Task brief: From the entries below, copy out every line with "this" in it.

Records with drawing code
^^^^^^^^

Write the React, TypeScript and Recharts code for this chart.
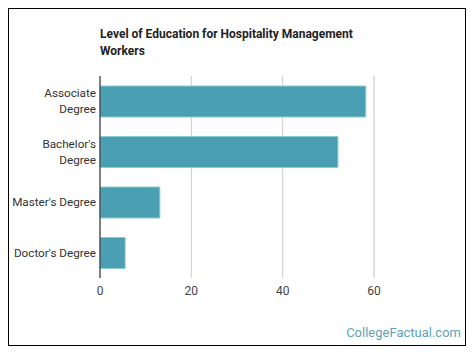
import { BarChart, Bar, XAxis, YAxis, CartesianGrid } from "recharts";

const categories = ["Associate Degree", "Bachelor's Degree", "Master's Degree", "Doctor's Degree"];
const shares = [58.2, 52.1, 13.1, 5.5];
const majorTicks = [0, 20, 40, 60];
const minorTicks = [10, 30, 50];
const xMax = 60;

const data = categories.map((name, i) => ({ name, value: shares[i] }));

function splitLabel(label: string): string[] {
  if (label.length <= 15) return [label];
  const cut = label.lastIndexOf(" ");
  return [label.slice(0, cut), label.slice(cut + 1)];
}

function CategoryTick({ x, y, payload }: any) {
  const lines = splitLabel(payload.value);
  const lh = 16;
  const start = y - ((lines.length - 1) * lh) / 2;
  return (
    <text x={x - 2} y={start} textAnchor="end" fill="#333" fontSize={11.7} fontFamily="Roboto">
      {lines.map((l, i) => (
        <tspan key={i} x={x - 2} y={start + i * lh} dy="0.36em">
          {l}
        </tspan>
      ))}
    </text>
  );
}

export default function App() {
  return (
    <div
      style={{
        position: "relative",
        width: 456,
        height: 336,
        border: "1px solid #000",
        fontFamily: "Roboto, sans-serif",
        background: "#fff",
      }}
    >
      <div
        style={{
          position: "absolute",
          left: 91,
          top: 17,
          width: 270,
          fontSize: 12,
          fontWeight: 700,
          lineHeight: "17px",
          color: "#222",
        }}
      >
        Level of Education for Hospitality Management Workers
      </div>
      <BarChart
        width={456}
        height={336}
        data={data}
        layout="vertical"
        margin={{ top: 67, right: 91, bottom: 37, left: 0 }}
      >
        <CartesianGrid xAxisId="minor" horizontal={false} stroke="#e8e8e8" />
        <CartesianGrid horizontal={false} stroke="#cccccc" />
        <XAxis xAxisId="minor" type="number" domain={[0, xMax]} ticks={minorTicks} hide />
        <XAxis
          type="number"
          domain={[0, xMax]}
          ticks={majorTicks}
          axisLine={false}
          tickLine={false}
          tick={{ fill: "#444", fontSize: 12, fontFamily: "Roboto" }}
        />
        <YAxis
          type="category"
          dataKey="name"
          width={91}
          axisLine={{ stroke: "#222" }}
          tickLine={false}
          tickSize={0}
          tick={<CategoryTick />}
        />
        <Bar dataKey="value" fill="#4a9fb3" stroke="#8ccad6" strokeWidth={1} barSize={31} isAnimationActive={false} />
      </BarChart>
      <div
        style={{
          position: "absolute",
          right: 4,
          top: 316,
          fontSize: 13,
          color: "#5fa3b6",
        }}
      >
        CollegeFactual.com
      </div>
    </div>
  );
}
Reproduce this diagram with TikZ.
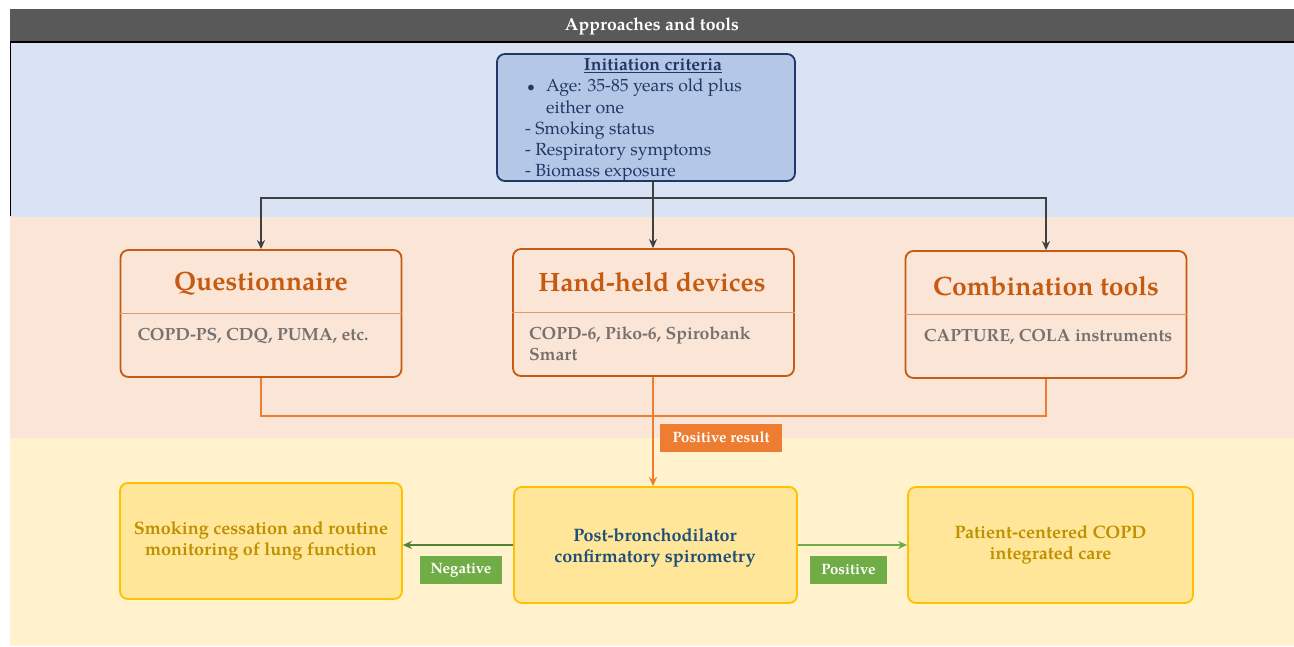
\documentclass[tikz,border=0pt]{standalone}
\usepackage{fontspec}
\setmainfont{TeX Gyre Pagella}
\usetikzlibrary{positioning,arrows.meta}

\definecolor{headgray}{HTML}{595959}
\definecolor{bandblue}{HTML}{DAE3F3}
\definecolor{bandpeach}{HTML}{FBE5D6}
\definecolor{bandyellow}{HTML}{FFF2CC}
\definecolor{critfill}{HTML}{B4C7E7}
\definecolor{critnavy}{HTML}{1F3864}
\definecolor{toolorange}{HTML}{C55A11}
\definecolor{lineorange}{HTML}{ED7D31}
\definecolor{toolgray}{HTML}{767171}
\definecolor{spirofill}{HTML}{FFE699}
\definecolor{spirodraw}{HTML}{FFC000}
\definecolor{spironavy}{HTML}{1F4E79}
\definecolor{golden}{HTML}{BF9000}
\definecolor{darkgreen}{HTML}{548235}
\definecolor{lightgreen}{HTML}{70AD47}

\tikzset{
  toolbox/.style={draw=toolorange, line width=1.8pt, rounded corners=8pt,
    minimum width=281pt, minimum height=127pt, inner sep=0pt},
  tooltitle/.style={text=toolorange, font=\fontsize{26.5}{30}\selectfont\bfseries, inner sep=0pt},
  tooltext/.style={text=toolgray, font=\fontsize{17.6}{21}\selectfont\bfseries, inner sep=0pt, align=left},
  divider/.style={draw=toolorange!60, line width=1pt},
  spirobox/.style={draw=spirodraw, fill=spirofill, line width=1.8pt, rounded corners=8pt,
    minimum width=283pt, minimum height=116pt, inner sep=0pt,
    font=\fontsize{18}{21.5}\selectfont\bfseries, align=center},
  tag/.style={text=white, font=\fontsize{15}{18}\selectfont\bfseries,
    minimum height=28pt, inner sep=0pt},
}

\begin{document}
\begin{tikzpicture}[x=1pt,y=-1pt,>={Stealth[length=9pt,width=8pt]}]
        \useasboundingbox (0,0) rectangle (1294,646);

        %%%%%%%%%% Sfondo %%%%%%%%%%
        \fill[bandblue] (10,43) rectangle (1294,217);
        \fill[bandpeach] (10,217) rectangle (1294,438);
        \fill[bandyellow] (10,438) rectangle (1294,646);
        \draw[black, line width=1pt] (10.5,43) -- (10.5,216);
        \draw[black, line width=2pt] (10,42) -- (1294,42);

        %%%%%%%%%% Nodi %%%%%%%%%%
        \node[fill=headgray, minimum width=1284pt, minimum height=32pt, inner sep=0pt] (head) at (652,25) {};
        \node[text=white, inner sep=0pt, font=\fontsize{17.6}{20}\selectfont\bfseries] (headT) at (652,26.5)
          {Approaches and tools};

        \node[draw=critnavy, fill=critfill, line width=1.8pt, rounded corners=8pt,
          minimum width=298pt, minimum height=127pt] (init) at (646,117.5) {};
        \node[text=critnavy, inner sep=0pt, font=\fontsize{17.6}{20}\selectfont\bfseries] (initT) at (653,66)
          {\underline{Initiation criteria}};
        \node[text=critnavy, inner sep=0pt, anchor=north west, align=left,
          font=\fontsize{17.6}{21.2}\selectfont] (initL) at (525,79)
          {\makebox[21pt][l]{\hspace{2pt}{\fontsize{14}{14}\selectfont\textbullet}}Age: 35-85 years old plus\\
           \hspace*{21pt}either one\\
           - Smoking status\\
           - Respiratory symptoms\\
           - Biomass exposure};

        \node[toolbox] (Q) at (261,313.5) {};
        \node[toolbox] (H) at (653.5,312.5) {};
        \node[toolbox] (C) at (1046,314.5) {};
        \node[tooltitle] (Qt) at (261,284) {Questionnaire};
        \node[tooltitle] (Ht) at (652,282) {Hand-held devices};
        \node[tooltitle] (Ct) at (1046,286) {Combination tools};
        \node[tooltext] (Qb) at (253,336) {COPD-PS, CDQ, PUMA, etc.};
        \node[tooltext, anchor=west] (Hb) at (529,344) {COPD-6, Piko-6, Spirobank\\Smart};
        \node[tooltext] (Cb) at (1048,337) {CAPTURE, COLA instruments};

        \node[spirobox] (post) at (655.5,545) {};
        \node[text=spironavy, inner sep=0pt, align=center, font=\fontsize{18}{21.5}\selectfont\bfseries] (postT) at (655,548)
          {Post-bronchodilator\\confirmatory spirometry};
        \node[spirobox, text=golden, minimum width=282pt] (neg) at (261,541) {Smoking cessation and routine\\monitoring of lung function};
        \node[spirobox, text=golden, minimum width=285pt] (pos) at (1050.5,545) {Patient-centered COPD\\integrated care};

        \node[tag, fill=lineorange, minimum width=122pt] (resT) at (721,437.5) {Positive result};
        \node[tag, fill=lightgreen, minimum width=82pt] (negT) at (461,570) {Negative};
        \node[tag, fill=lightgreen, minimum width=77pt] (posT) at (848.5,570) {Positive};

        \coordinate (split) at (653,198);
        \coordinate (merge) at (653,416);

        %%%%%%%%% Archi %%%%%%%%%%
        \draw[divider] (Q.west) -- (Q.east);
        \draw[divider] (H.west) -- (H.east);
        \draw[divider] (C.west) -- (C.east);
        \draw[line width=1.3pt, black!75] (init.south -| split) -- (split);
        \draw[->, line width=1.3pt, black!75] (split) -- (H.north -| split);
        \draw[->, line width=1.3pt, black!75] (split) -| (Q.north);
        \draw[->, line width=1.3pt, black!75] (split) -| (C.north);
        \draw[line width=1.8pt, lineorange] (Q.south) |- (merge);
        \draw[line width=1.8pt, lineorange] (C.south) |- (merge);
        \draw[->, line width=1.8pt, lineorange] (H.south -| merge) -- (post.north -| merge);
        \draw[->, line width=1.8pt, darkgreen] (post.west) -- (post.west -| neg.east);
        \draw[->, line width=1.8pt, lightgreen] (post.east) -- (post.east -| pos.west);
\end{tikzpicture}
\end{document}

^^^^^^^^

Task result:
Write the React, TypeScript and Recharts code for this chart.
Reproduce this diagram with TikZ.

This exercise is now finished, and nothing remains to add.